→ PROBLEM
All material below is to be reproduced exactly.

→ DATA SHOWN
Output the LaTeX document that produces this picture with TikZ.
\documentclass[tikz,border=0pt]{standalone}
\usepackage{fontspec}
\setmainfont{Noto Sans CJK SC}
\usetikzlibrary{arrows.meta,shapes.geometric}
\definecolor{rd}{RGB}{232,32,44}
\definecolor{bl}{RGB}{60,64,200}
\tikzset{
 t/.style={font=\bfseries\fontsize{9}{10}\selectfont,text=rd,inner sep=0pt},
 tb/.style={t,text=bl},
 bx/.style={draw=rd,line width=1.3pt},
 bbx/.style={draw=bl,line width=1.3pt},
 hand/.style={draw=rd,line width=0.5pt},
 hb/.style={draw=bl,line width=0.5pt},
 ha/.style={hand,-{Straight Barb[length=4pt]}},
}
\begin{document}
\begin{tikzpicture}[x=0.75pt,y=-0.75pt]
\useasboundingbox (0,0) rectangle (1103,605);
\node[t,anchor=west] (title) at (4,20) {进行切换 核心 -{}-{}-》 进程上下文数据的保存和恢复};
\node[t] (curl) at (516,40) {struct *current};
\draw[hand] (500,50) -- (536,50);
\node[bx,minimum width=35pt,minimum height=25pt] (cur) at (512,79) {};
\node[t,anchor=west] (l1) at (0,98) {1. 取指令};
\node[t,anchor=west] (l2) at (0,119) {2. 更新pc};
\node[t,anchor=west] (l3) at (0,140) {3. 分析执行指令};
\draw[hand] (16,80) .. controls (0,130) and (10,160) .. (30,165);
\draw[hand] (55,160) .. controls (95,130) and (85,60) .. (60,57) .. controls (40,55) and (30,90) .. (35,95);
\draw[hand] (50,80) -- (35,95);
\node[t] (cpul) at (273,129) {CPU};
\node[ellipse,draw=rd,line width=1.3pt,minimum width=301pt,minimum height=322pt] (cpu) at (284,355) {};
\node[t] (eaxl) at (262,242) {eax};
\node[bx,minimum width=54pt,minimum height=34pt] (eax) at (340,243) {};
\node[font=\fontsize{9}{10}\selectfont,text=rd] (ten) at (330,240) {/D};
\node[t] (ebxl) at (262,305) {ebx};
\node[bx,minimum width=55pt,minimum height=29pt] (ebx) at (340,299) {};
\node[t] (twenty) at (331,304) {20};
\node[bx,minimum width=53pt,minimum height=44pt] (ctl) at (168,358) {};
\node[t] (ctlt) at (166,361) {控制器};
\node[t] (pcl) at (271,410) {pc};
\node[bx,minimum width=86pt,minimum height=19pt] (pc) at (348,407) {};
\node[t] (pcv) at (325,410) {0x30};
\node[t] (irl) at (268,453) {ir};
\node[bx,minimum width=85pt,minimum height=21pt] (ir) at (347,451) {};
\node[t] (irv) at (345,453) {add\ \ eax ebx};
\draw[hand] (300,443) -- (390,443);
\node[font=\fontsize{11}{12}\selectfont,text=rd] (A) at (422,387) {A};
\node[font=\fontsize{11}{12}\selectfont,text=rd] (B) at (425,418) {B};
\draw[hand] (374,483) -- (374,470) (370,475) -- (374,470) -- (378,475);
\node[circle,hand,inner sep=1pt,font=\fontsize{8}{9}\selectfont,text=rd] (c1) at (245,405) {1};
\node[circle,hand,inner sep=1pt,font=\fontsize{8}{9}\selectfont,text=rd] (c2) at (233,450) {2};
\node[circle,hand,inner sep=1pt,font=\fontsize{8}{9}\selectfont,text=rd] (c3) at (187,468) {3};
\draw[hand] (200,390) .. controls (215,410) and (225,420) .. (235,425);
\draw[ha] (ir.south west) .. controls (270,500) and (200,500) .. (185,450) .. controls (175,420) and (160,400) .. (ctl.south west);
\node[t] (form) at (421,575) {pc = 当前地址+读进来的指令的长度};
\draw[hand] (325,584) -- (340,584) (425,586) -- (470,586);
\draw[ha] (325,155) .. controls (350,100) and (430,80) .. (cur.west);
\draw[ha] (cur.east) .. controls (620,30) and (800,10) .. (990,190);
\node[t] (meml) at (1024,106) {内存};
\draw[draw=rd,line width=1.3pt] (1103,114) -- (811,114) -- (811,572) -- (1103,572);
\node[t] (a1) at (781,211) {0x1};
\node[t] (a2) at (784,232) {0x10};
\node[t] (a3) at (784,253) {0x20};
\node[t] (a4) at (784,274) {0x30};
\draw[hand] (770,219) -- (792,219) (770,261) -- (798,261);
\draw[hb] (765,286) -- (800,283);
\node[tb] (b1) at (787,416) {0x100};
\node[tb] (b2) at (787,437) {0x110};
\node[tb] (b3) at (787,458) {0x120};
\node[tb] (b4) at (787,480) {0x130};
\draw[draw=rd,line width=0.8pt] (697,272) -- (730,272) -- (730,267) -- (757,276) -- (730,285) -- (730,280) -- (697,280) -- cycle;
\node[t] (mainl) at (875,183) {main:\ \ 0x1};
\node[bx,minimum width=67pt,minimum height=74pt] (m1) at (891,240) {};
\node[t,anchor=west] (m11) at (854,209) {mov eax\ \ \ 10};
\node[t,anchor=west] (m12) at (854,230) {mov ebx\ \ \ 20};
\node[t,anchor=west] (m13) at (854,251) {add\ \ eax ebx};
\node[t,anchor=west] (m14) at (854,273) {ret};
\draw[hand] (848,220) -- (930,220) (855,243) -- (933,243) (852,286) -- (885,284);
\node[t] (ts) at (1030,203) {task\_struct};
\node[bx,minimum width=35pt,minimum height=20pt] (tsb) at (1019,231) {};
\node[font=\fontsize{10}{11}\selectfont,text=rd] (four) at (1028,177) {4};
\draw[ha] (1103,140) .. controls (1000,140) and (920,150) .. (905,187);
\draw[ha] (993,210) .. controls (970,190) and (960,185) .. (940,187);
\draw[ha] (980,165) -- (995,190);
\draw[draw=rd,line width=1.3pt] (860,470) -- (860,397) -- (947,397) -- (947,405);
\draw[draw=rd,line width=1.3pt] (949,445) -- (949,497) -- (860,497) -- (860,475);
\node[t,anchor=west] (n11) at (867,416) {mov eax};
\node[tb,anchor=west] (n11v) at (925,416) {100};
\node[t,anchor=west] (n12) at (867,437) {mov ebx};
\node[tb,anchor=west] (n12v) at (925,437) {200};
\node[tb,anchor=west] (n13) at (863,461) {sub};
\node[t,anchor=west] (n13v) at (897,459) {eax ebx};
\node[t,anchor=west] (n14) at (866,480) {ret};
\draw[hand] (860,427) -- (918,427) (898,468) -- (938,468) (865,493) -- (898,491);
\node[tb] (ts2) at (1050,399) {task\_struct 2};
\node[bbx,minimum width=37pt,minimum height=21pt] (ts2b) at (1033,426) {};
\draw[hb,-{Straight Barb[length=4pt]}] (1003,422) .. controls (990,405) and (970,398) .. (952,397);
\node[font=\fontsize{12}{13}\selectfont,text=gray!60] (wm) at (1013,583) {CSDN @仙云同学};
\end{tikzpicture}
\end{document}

→ REPLY TO THE EXERCISE
Output the LaTeX document that produces this picture with TikZ.
\documentclass[tikz,border=0pt]{standalone}
\usepackage{fontspec}
\setmainfont{Noto Sans CJK SC}
\usetikzlibrary{arrows.meta,shapes.geometric}
\definecolor{rd}{RGB}{232,32,44}
\definecolor{bl}{RGB}{60,64,200}
\tikzset{
 t/.style={font=\bfseries\fontsize{9}{10}\selectfont,text=rd,inner sep=0pt},
 tb/.style={t,text=bl},
 bx/.style={draw=rd,line width=1.3pt},
 bbx/.style={draw=bl,line width=1.3pt},
 hand/.style={draw=rd,line width=0.5pt},
 hb/.style={draw=bl,line width=0.5pt},
 ha/.style={hand,-{Straight Barb[length=4pt]}},
}
\begin{document}
\begin{tikzpicture}[x=0.75pt,y=-0.75pt]
\useasboundingbox (0,0) rectangle (1103,605);
\node[t,anchor=west] (title) at (4,20) {进行切换 核心 -{}-{}-》 进程上下文数据的保存和恢复};
\node[t] (curl) at (516,40) {struct *current};
\draw[hand] (500,50) -- (536,50);
\node[bx,minimum width=35pt,minimum height=25pt] (cur) at (512,79) {};
\node[t,anchor=west] (l1) at (0,98) {1. 取指令};
\node[t,anchor=west] (l2) at (0,119) {2. 更新pc};
\node[t,anchor=west] (l3) at (0,140) {3. 分析执行指令};
\draw[hand] (16,80) .. controls (0,130) and (10,160) .. (30,165);
\draw[hand] (55,160) .. controls (95,130) and (85,60) .. (60,57) .. controls (40,55) and (30,90) .. (35,95);
\draw[hand] (50,80) -- (35,95);
\node[t] (cpul) at (273,129) {CPU};
\node[ellipse,draw=rd,line width=1.3pt,minimum width=301pt,minimum height=322pt] (cpu) at (284,355) {};
\node[t] (eaxl) at (262,242) {eax};
\node[bx,minimum width=54pt,minimum height=34pt] (eax) at (340,243) {};
\node[font=\fontsize{9}{10}\selectfont,text=rd] (ten) at (330,240) {/D};
\node[t] (ebxl) at (262,305) {ebx};
\node[bx,minimum width=55pt,minimum height=29pt] (ebx) at (340,299) {};
\node[t] (twenty) at (331,304) {20};
\node[bx,minimum width=53pt,minimum height=44pt] (ctl) at (168,358) {};
\node[t] (ctlt) at (166,361) {控制器};
\node[t] (pcl) at (271,410) {pc};
\node[bx,minimum width=86pt,minimum height=19pt] (pc) at (348,407) {};
\node[t] (pcv) at (325,410) {0x30};
\node[t] (irl) at (268,453) {ir};
\node[bx,minimum width=85pt,minimum height=21pt] (ir) at (347,451) {};
\node[t] (irv) at (345,453) {add\ \ eax ebx};
\draw[hand] (300,443) -- (390,443);
\node[font=\fontsize{11}{12}\selectfont,text=rd] (A) at (422,387) {A};
\node[font=\fontsize{11}{12}\selectfont,text=rd] (B) at (425,418) {B};
\draw[hand] (374,483) -- (374,470) (370,475) -- (374,470) -- (378,475);
\node[circle,hand,inner sep=1pt,font=\fontsize{8}{9}\selectfont,text=rd] (c1) at (245,405) {1};
\node[circle,hand,inner sep=1pt,font=\fontsize{8}{9}\selectfont,text=rd] (c2) at (233,450) {2};
\node[circle,hand,inner sep=1pt,font=\fontsize{8}{9}\selectfont,text=rd] (c3) at (187,468) {3};
\draw[hand] (200,390) .. controls (215,410) and (225,420) .. (235,425);
\draw[ha] (ir.south west) .. controls (270,500) and (200,500) .. (185,450) .. controls (175,420) and (160,400) .. (ctl.south west);
\node[t] (form) at (421,575) {pc = 当前地址+读进来的指令的长度};
\draw[hand] (325,584) -- (340,584) (425,586) -- (470,586);
\draw[ha] (325,155) .. controls (350,100) and (430,80) .. (cur.west);
\draw[ha] (cur.east) .. controls (620,30) and (800,10) .. (990,190);
\node[t] (meml) at (1024,106) {内存};
\draw[draw=rd,line width=1.3pt] (1103,114) -- (811,114) -- (811,572) -- (1103,572);
\node[t] (a1) at (781,211) {0x1};
\node[t] (a2) at (784,232) {0x10};
\node[t] (a3) at (784,253) {0x20};
\node[t] (a4) at (784,274) {0x30};
\draw[hand] (770,219) -- (792,219) (770,261) -- (798,261);
\draw[hb] (765,286) -- (800,283);
\node[tb] (b1) at (787,416) {0x100};
\node[tb] (b2) at (787,437) {0x110};
\node[tb] (b3) at (787,458) {0x120};
\node[tb] (b4) at (787,480) {0x130};
\draw[draw=rd,line width=0.8pt] (697,272) -- (730,272) -- (730,267) -- (757,276) -- (730,285) -- (730,280) -- (697,280) -- cycle;
\node[t] (mainl) at (875,183) {main:\ \ 0x1};
\node[bx,minimum width=67pt,minimum height=74pt] (m1) at (891,240) {};
\node[t,anchor=west] (m11) at (854,209) {mov eax\ \ \ 10};
\node[t,anchor=west] (m12) at (854,230) {mov ebx\ \ \ 20};
\node[t,anchor=west] (m13) at (854,251) {add\ \ eax ebx};
\node[t,anchor=west] (m14) at (854,273) {ret};
\draw[hand] (848,220) -- (930,220) (855,243) -- (933,243) (852,286) -- (885,284);
\node[t] (ts) at (1030,203) {task\_struct};
\node[bx,minimum width=35pt,minimum height=20pt] (tsb) at (1019,231) {};
\node[font=\fontsize{10}{11}\selectfont,text=rd] (four) at (1028,177) {4};
\draw[ha] (1103,140) .. controls (1000,140) and (920,150) .. (905,187);
\draw[ha] (993,210) .. controls (970,190) and (960,185) .. (940,187);
\draw[ha] (980,165) -- (995,190);
\draw[draw=rd,line width=1.3pt] (860,470) -- (860,397) -- (947,397) -- (947,405);
\draw[draw=rd,line width=1.3pt] (949,445) -- (949,497) -- (860,497) -- (860,475);
\node[t,anchor=west] (n11) at (867,416) {mov eax};
\node[tb,anchor=west] (n11v) at (925,416) {100};
\node[t,anchor=west] (n12) at (867,437) {mov ebx};
\node[tb,anchor=west] (n12v) at (925,437) {200};
\node[tb,anchor=west] (n13) at (863,461) {sub};
\node[t,anchor=west] (n13v) at (897,459) {eax ebx};
\node[t,anchor=west] (n14) at (866,480) {ret};
\draw[hand] (860,427) -- (918,427) (898,468) -- (938,468) (865,493) -- (898,491);
\node[tb] (ts2) at (1050,399) {task\_struct 2};
\node[bbx,minimum width=37pt,minimum height=21pt] (ts2b) at (1033,426) {};
\draw[hb,-{Straight Barb[length=4pt]}] (1003,422) .. controls (990,405) and (970,398) .. (952,397);
\node[font=\fontsize{12}{13}\selectfont,text=gray!60] (wm) at (1013,583) {CSDN @仙云同学};
\end{tikzpicture}
\end{document}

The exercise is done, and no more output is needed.